◆ **Problem requirements**: Without the pictures, set down every line of the data exactly.

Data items
(begin)

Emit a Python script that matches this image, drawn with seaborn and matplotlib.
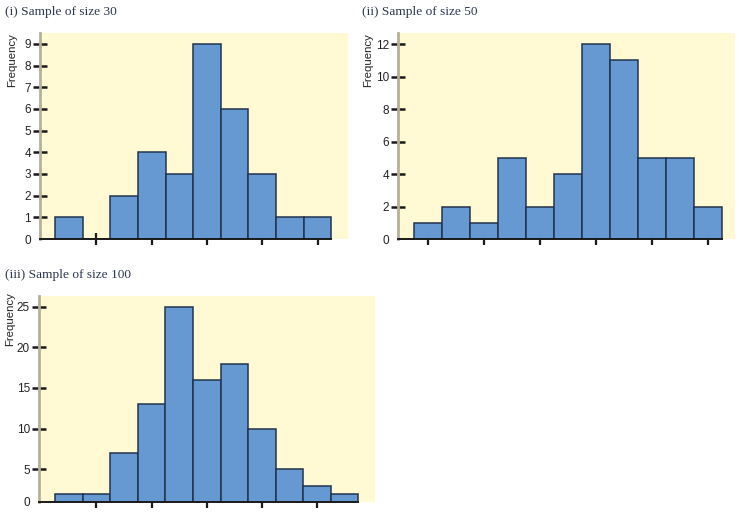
import matplotlib
matplotlib.use('Agg')
import matplotlib.pyplot as plt
import seaborn as sns
import numpy as np
import pandas as pd

# Bar heights (bins have no labels, so bins are just indexed)
counts_30 = [1, 0, 2, 4, 3, 9, 6, 3, 1, 1]
counts_50 = [1, 2, 1, 5, 2, 4, 12, 11, 5, 5, 2]
counts_100 = [2, 2, 7, 13, 25, 16, 18, 10, 5, 3, 2]

titles = ['(i) Sample of size 30', '(ii) Sample of size 50', '(iii) Sample of size 100']
yticks_30 = [0, 1, 2, 3, 4, 5, 6, 7, 8, 9]
yticks_50 = [0, 2, 4, 6, 8, 10, 12]
yticks_100 = [5, 10, 15, 20, 25]

sns.set_theme(style='white')
plt.rcParams['font.family'] = ['Liberation Sans', 'DejaVu Sans']

bar_color = '#6699d2'
edge_color = '#22344f'
bg_color = '#fffad4'
title_color = '#2b3550'

fig = plt.figure(figsize=(7.39, 5.21), dpi=100)
W, H = 739, 521


def px_axes(left, top, right, bottom):
    return fig.add_axes([left / W, 1 - bottom / H, (right - left) / W, (bottom - top) / H])


def draw_hist(ax, counts, xlim, ylim, yticks, ylabels, xtick_start):
    n = len(counts)
    edges = list(range(n + 1))
    df = pd.DataFrame({'bin': [i + 0.5 for i in range(n)], 'count': counts})
    sns.histplot(data=df, x='bin', weights='count', bins=edges, ax=ax, color=bar_color,
                 edgecolor=edge_color, linewidth=1.1, alpha=1)
    ax.set_facecolor(bg_color)
    ax.set_xlim(*xlim)
    ax.set_ylim(*ylim)
    ax.set_xticks(df['bin'].values[xtick_start::2])
    ax.set_xticklabels([])
    ax.set_yticks(yticks)
    ax.set_yticklabels(ylabels)
    ax.tick_params(axis='y', direction='inout', length=10, width=1.8, color='#1a1a1a',
                   labelsize=8.5, pad=1.5, left=True, labelcolor='#222222')
    ax.tick_params(axis='x', direction='inout', length=8, width=1.6, color='#1a1a1a',
                   bottom=True)
    # no tick mark at the baseline, only its label
    ax.yaxis.get_major_ticks()[0].tick1line.set_markersize(0)
    for s in ['top', 'right']:
        ax.spines[s].set_visible(False)
    ax.spines['left'].set_color('#b5b09a')
    ax.spines['left'].set_linewidth(2)
    ax.spines['left'].set_zorder(1.5)
    ax.spines['bottom'].set_color('#1a1a1a')
    ax.spines['bottom'].set_linewidth(1.4)
    ax.spines['bottom'].set_bounds(xlim[0], n)
    ax.set_xlabel('')
    ax.set_ylabel('Frequency', fontsize=8.2, color='#222222', loc='top')
    ax.yaxis.set_label_coords(-0.075, 1.0)


ax1 = px_axes(40, 33, 348, 239)
draw_hist(ax1, counts_30, (-0.54, 10.6), (0, 9.5), yticks_30,
          [str(v) for v in yticks_30], 1)

ax2 = px_axes(398, 33, 735, 239)
draw_hist(ax2, counts_50, (-0.57, 11.48), (0, 12.68), yticks_50,
          [str(v) for v in yticks_50], 0)

# panel (iii): the baseline labelled 0 sits about one unit above true zero
base_100 = 1.04
ax3 = px_axes(39, 296, 375, 501.5)
draw_hist(ax3, counts_100, (-0.58, 11.6), (base_100, 26.3), [base_100] + yticks_100,
          ['0'] + [str(v) for v in yticks_100], 1)
ax3.yaxis.set_label_coords(-0.072, 1.02)

title_pos = [(5, 15), (362, 15), (5, 278)]
for t, (x, y) in zip(titles, title_pos):
    fig.text(x / W, 1 - y / H, t, family=['Liberation Serif', 'DejaVu Serif'],
             fontsize=9.6, color=title_color, va='baseline', ha='left')

fig.savefig('out.png', dpi=100)
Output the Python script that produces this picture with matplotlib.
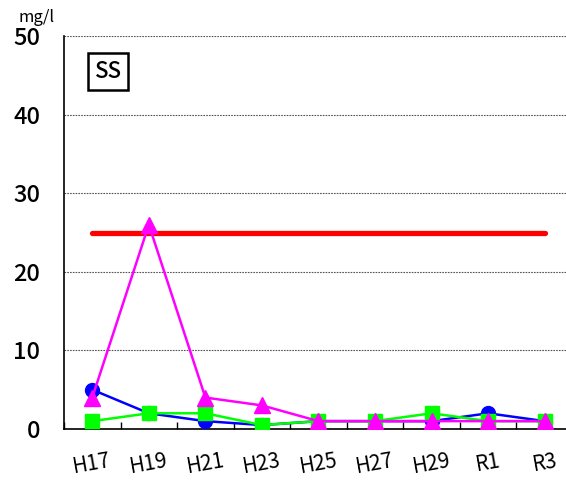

(end)

◆ **Reply**:
Emit a Python script that matches this image, drawn with seaborn and matplotlib.
import matplotlib
matplotlib.use('Agg')
import matplotlib.pyplot as plt
import seaborn as sns
import numpy as np
import pandas as pd

# Bar heights (bins have no labels, so bins are just indexed)
counts_30 = [1, 0, 2, 4, 3, 9, 6, 3, 1, 1]
counts_50 = [1, 2, 1, 5, 2, 4, 12, 11, 5, 5, 2]
counts_100 = [2, 2, 7, 13, 25, 16, 18, 10, 5, 3, 2]

titles = ['(i) Sample of size 30', '(ii) Sample of size 50', '(iii) Sample of size 100']
yticks_30 = [0, 1, 2, 3, 4, 5, 6, 7, 8, 9]
yticks_50 = [0, 2, 4, 6, 8, 10, 12]
yticks_100 = [5, 10, 15, 20, 25]

sns.set_theme(style='white')
plt.rcParams['font.family'] = ['Liberation Sans', 'DejaVu Sans']

bar_color = '#6699d2'
edge_color = '#22344f'
bg_color = '#fffad4'
title_color = '#2b3550'

fig = plt.figure(figsize=(7.39, 5.21), dpi=100)
W, H = 739, 521


def px_axes(left, top, right, bottom):
    return fig.add_axes([left / W, 1 - bottom / H, (right - left) / W, (bottom - top) / H])


def draw_hist(ax, counts, xlim, ylim, yticks, ylabels, xtick_start):
    n = len(counts)
    edges = list(range(n + 1))
    df = pd.DataFrame({'bin': [i + 0.5 for i in range(n)], 'count': counts})
    sns.histplot(data=df, x='bin', weights='count', bins=edges, ax=ax, color=bar_color,
                 edgecolor=edge_color, linewidth=1.1, alpha=1)
    ax.set_facecolor(bg_color)
    ax.set_xlim(*xlim)
    ax.set_ylim(*ylim)
    ax.set_xticks(df['bin'].values[xtick_start::2])
    ax.set_xticklabels([])
    ax.set_yticks(yticks)
    ax.set_yticklabels(ylabels)
    ax.tick_params(axis='y', direction='inout', length=10, width=1.8, color='#1a1a1a',
                   labelsize=8.5, pad=1.5, left=True, labelcolor='#222222')
    ax.tick_params(axis='x', direction='inout', length=8, width=1.6, color='#1a1a1a',
                   bottom=True)
    # no tick mark at the baseline, only its label
    ax.yaxis.get_major_ticks()[0].tick1line.set_markersize(0)
    for s in ['top', 'right']:
        ax.spines[s].set_visible(False)
    ax.spines['left'].set_color('#b5b09a')
    ax.spines['left'].set_linewidth(2)
    ax.spines['left'].set_zorder(1.5)
    ax.spines['bottom'].set_color('#1a1a1a')
    ax.spines['bottom'].set_linewidth(1.4)
    ax.spines['bottom'].set_bounds(xlim[0], n)
    ax.set_xlabel('')
    ax.set_ylabel('Frequency', fontsize=8.2, color='#222222', loc='top')
    ax.yaxis.set_label_coords(-0.075, 1.0)


ax1 = px_axes(40, 33, 348, 239)
draw_hist(ax1, counts_30, (-0.54, 10.6), (0, 9.5), yticks_30,
          [str(v) for v in yticks_30], 1)

ax2 = px_axes(398, 33, 735, 239)
draw_hist(ax2, counts_50, (-0.57, 11.48), (0, 12.68), yticks_50,
          [str(v) for v in yticks_50], 0)

# panel (iii): the baseline labelled 0 sits about one unit above true zero
base_100 = 1.04
ax3 = px_axes(39, 296, 375, 501.5)
draw_hist(ax3, counts_100, (-0.58, 11.6), (base_100, 26.3), [base_100] + yticks_100,
          ['0'] + [str(v) for v in yticks_100], 1)
ax3.yaxis.set_label_coords(-0.072, 1.02)

title_pos = [(5, 15), (362, 15), (5, 278)]
for t, (x, y) in zip(titles, title_pos):
    fig.text(x / W, 1 - y / H, t, family=['Liberation Serif', 'DejaVu Serif'],
             fontsize=9.6, color=title_color, va='baseline', ha='left')

fig.savefig('out.png', dpi=100)
Output the Python script that produces this picture with matplotlib.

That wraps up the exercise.